WHAT THE EXERCISE ASKS
Extract and list every line that contains the word "this".

MATERIAL SUPPLIED
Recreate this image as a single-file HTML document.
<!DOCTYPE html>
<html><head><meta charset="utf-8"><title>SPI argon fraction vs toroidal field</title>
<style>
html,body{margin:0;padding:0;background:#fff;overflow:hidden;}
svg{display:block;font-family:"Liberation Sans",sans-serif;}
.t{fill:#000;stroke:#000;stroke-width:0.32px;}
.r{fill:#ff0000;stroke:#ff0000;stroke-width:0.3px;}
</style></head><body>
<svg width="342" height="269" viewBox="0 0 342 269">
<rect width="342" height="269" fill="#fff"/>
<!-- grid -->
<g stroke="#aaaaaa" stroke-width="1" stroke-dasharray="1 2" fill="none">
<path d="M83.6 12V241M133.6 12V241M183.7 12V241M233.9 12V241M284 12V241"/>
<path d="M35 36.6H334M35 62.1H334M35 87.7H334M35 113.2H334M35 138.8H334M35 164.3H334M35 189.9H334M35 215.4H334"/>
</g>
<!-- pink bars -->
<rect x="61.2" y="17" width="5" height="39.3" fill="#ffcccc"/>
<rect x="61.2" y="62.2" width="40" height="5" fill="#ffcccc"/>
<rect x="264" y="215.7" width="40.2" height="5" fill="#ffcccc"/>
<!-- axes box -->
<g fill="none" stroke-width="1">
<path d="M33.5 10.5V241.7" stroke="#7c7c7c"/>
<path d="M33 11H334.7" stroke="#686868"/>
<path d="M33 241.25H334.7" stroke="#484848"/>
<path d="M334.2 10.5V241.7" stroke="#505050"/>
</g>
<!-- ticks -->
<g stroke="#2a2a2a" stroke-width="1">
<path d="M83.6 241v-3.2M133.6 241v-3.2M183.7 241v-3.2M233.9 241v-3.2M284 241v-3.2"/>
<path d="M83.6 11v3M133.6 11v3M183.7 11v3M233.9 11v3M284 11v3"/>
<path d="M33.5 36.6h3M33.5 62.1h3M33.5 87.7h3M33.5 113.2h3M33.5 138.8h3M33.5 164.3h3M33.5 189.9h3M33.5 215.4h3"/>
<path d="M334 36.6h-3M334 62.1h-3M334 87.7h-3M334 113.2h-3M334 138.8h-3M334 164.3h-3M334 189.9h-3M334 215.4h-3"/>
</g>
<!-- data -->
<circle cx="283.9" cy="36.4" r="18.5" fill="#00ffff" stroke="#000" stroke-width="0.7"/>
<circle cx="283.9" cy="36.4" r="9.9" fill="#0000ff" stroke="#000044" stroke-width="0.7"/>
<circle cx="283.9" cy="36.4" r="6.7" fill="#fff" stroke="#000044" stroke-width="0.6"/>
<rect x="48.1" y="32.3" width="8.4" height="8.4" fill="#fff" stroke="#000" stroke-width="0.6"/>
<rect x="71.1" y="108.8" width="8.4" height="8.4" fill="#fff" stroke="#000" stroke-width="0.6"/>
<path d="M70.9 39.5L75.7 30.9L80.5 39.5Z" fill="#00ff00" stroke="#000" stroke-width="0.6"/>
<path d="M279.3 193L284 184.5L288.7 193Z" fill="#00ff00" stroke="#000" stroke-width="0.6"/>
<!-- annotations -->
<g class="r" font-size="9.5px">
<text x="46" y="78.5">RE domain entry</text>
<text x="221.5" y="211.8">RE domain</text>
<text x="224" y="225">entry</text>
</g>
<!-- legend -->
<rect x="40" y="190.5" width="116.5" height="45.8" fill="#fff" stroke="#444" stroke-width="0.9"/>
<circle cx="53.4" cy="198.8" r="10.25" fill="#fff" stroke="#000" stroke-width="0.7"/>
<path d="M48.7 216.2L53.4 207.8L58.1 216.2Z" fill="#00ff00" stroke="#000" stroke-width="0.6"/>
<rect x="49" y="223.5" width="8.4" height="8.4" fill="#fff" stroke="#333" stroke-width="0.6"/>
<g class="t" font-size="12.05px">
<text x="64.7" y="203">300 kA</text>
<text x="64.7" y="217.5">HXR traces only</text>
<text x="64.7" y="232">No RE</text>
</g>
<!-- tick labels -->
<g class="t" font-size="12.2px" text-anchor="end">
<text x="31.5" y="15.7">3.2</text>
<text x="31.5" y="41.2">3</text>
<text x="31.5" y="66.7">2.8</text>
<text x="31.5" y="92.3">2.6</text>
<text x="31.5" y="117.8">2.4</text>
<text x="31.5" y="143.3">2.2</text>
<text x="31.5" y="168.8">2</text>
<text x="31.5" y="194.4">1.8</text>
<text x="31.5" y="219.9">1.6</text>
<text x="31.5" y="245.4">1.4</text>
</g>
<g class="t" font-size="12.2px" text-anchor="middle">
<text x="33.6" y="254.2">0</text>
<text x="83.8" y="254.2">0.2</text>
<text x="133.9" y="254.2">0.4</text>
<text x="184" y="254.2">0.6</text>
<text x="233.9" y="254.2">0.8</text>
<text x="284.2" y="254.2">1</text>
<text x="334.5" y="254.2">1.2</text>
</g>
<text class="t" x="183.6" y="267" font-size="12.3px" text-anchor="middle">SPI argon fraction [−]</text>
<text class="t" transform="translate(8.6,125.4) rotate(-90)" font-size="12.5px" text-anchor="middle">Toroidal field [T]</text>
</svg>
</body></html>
...
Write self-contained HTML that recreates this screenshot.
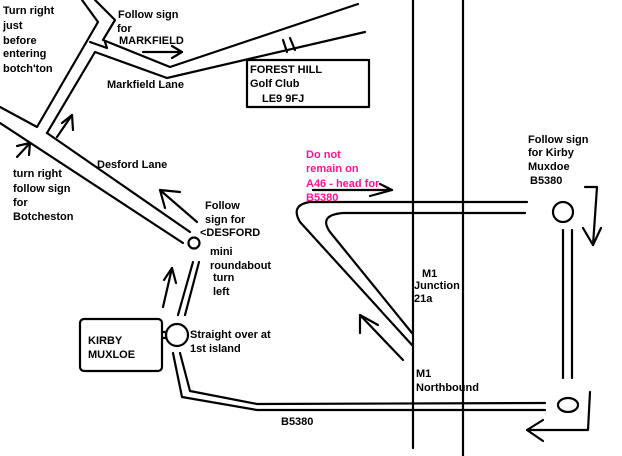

THE RESPONSE
Recreate this image as a single-file HTML document.
Write self-contained HTML that recreates this screenshot.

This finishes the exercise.